Single by Mariah Carey

from the album Rainbow
- B-side: "Crybaby"
- Released: May 29, 2000
- Recorded: 1999
- Studio: Flyte Tyme Studios (Edina, Minnesota); Capri Digital Studios (Capri, Italy);
- Genre: Pop; R&B;
- Length: 3:25
- Label: Columbia
- Songwriter: Phil Collins
- Producers: Mariah Carey; Jimmy Jam and Terry Lewis;

Mariah Carey singles chronology
| "Crybaby" (2000) | "Against All Odds (Take a Look at Me Now)" (2000) | "Against All Odds" (featuring Westlife) (2000) |

Music video
- "Against All Odds (Take a Look at Me Now)" on YouTube

= Against All Odds (Take a Look at Me Now) (Mariah Carey recording) =

2000 single by Mariah Carey

"Against All Odds (Take a Look at Me Now)" is a song recorded by American singer-songwriter Mariah Carey. It is a cover of the original song written and recorded by Phil Collins. Carey co-produced the song with Jimmy Jam and Terry Lewis for her seventh studio album Rainbow (1999). It was released on 29 May 2000 as the fifth and final single from the album, by Columbia Records. It was her final single release with Sony Music, until the release of "Infinity" in 2015.

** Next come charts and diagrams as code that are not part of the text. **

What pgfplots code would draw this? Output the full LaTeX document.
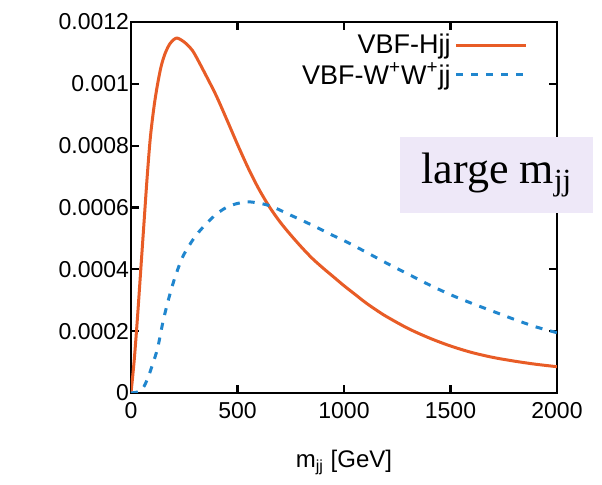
\documentclass[border=0pt]{standalone}
\usepackage{pgfplots}
\pgfplotsset{compat=1.18}
\usepackage{fontspec}
\setmainfont{Liberation Sans}
\newfontfamily\slidefont{Liberation Serif}
\definecolor{hjjorange}{RGB}{232,92,38}
\definecolor{wwblue}{RGB}{32,134,206}
\definecolor{boxlav}{RGB}{238,232,248}

\begin{document}
\begin{tikzpicture}
\useasboundingbox (-65.5pt,-46pt) rectangle (235.5pt,196.5pt);
\begin{axis}[
  at={(0,0)}, anchor=south west,
  scale only axis,
  width=213pt, height=185.5pt,
  xmin=0, xmax=2000,
  ymin=0, ymax=0.0012,
  xtick={0,500,1000,1500,2000},
  ytick={0,0.0002,0.0004,0.0006,0.0008,0.001,0.0012},
  yticklabels={0,0.0002,0.0004,0.0006,0.0008,0.001,0.0012},
  scaled y ticks=false,
  scaled x ticks=false,
  /pgf/number format/assume math mode=true,
  xticklabel style={/pgf/number format/1000 sep={}, yshift=-1pt},
  yticklabel style={xshift=2.5pt},
  tick label style={font=\fontsize{11.5}{13}\selectfont},
  label style={font=\fontsize{12}{14}\selectfont},
  xlabel={m\textsubscript{jj} [GeV]},
  xlabel style={yshift=-9pt},
  tick align=inside,
  major tick length=4pt,
  axis line style={line width=1.3pt},
  every tick/.style={black, line width=1.1pt},
  legend style={at={(rel axis cs:0.946,0.99)}, anchor=north east, draw=none, fill=none,
    font=\fontsize{13.5}{15}\selectfont, row sep=-1pt},
  legend cell align=right,
  legend plot pos=right,
  legend image code/.code={\draw[#1] (0pt,0pt) -- (35pt,0pt);},
]
\addplot[color=hjjorange, line width=1.5pt, smooth, tension=0.5] coordinates {
(0,0) (15,0.000105) (30,0.00024) (45,0.00039) (60,0.00054) (75,0.00069)
(90,0.00082) (105,0.00091) (120,0.00098) (140,0.001052) (160,0.001098)
(185,0.001132) (215,0.001148) (250,0.001135) (280,0.001115) (300,0.001095)
(350,0.00103) (400,0.000962) (450,0.000884) (500,0.000804) (550,0.000728)
(600,0.00066) (650,0.000602) (700,0.000553) (750,0.000511) (800,0.000472)
(850,0.000436) (900,0.000405) (950,0.000376) (1000,0.000347) (1050,0.00032)
(1100,0.000293) (1150,0.000269) (1200,0.000247) (1300,0.000209) (1400,0.000178)
(1500,0.000152) (1600,0.000131) (1700,0.000115) (1800,0.000103) (1900,0.000093)
(2000,0.000085)};
\addlegendentry{VBF-Hjj}
\addplot[color=wwblue, line width=1.5pt, dash pattern=on 3.5pt off 4pt, smooth, tension=0.5] coordinates {
(0,0) (40,0.000005) (60,0.00002) (80,0.00005) (100,0.00009) (125,0.000145)
(150,0.00023) (175,0.0003) (200,0.00036) (225,0.00041) (250,0.00045)
(300,0.000505) (350,0.000545) (400,0.000578) (450,0.000601) (500,0.000613)
(560,0.000618) (650,0.000606) (750,0.000575) (850,0.000543) (950,0.000509)
(1000,0.000493) (1100,0.000457) (1200,0.00042) (1300,0.000385) (1400,0.00035)
(1500,0.000318) (1600,0.00029) (1700,0.000264) (1800,0.000238) (1900,0.000214)
(2000,0.000195)};
\addlegendentry{VBF-W\textsuperscript{+}W\textsuperscript{+}jj}
\end{axis}
\fill[boxlav] (134.5pt,90pt) rectangle (231pt,128pt);
\node[font=\slidefont\fontsize{22}{25}\selectfont] at (183pt,109pt) {large m\textsubscript{jj}};
\end{tikzpicture}
\end{document}
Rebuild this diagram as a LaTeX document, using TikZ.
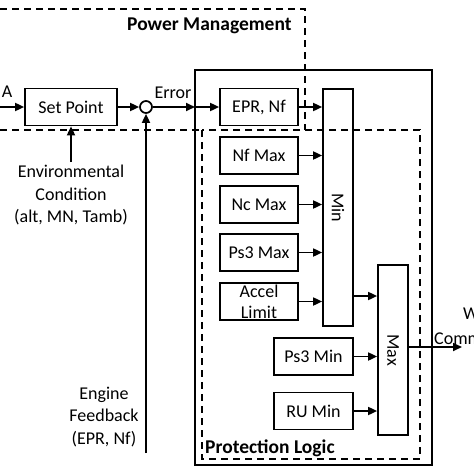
\documentclass[tikz,border=0pt]{standalone}
\usepackage{fontspec}
\setmainfont{Carlito}
\usetikzlibrary{arrows.meta}
\tikzset{
  lw/.style={line width=1.7pt},
  blk/.style={draw, lw, minimum width=78pt, minimum height=37pt, inner sep=0pt, font=\fontsize{18}{20}\selectfont},
  bar/.style={draw, lw, minimum width=30pt, inner sep=0pt, font=\fontsize{18}{20}\selectfont},
  arr/.style={lw, -{Triangle[length=9pt,width=8pt]}},
  dsh/.style={line width=1.5pt, dash pattern=on 7pt off 5pt},
  lbl/.style={font=\fontsize{18}{22.5}\selectfont, align=center, inner sep=0pt},
  bold/.style={font=\bfseries\fontsize{19.5}{20}\selectfont, inner sep=0pt}
}
\begin{document}
\begin{tikzpicture}[x=1pt,y=-1pt]
\useasboundingbox (0,0) rectangle (474,474);
\clip (0,0) rectangle (474,474);
% dashed regions
\draw[dsh] (0,9) -- (305,9) -- (305,130);
\draw[dsh] (0,130) -- (202,130);
\draw[dsh] (202,130) rectangle (420,459);
\node[bold, anchor=west] (pm) at (127,26) {Power Management};
\node[bold, anchor=west] (pl) at (205,448) {Protection Logic};
% outer solid box
\draw[lw] (195,70) rectangle (432,465);
% blocks
\node[blk, minimum width=92pt] (sp) at (71,107) {Set Point};
\node[draw, lw, circle, minimum size=12pt, inner sep=0pt] (sum) at (146,107) {};
\node[blk] (epr) at (259,107) {EPR, Nf};
\node[blk] (nfmax) at (259,155.5) {Nf Max};
\node[blk] (ncmax) at (259,204.5) {Nc Max};
\node[blk] (psmax) at (259,252.5) {Ps3 Max};
\node[blk, font=\fontsize{18}{21}\selectfont, align=center] (accel) at (259,301.5) {Accel\\Limit};
\node[blk, minimum width=79pt] (psmin) at (313.5,356.5) {Ps3 Min};
\node[blk, minimum width=79pt] (rumin) at (313.5,411) {RU Min};
\node[bar, minimum height=237pt] (minbar) at (338,207.5) {};
\node[rotate=-90, font=\fontsize{18}{20}\selectfont] (mintxt) at (minbar.center) {Min};
\node[bar, minimum height=170pt] (maxbar) at (393,350) {};
\node[rotate=-90, font=\fontsize{18}{20}\selectfont] (maxtxt) at (maxbar.center) {Max};
% labels
\node[lbl] (a) at (7,92) {A};
\node[lbl] (err) at (173,93) {Error};
\node[lbl, anchor=north] (env) at (71,165) {Environmental\\Condition\\(alt, MN, Tamb)};
\node[lbl] (eng) at (104,417) {Engine\\Feedback\\(EPR, Nf)};
\node[lbl, anchor=west] (wf) at (463,313) {Wf};
\node[lbl, anchor=west] (cmd) at (434,338) {Command};
% connectors
\coordinate (in) at (0,107);
\coordinate (entry) at (195,107);
\coordinate (envtop) at (71,162);
\coordinate (fb) at (146,453);
\coordinate (out) at (462,347);
\draw[arr] (in) -- (sp.west);
\draw[arr] (sp.east) -- (sum.west);
\draw[arr] (sum.east) -- (entry);
\draw[arr] (entry) -- (epr.west);
\draw[arr] (envtop) -- (sp.south);
\draw[arr] (fb) -- (sum.south);
\draw[arr] (epr.east) -- (epr.east -| minbar.west);
\draw[arr] (nfmax.east) -- (nfmax.east -| minbar.west);
\draw[arr] (ncmax.east) -- (ncmax.east -| minbar.west);
\draw[arr] (psmax.east) -- (psmax.east -| minbar.west);
\draw[arr] (accel.east) -- (accel.east -| minbar.west);
\coordinate (mm) at (353,296);
\draw[arr] (mm) -- (mm -| maxbar.west);
\draw[arr] (psmin.east) -- (psmin.east -| maxbar.west);
\draw[arr] (rumin.east) -- (rumin.east -| maxbar.west);
\draw[arr] (maxbar.east |- out) -- (out);
\end{tikzpicture}
\end{document}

Although the song was promoted as part of Rainbow in the United States, it was not released as a commercial or a radio single there. The song peaked at number two in Norway, while reaching the top 20 in numerous European countries. The music video for Carey's version of the song, directed by Paul Misbehoven, consists of a montage of clips of Carey singing the song from her various Rainbow World Tour stops. Another version of the song, with Irish boy band Westlife, was also released, and reached number one on the UK chart.

== Critical reception ==
"Against All Odds (Take a Look at Me Now)" received positive reviews. Danyel Smith of Entertainment Weekly wrote: "Listeners with an eye on the tabloids could read her close, ringing interpretation of Phil Collins' 1984 hit, 'Against All Odds (Take a Look at Me Now)', as a postmortem on her bittersweet affair with Yankee shortstop Derek Jeter and a poignant evocation of the couple's shared mixed-race heritage ('You're the only one who really knew me at all')." Los Angeles Times' Elysa Gardner called this cover "surprisingly faithful, forthright" and "she resists her tendency to over-embellish notes and focuses on what really matters: the melody and lyrics".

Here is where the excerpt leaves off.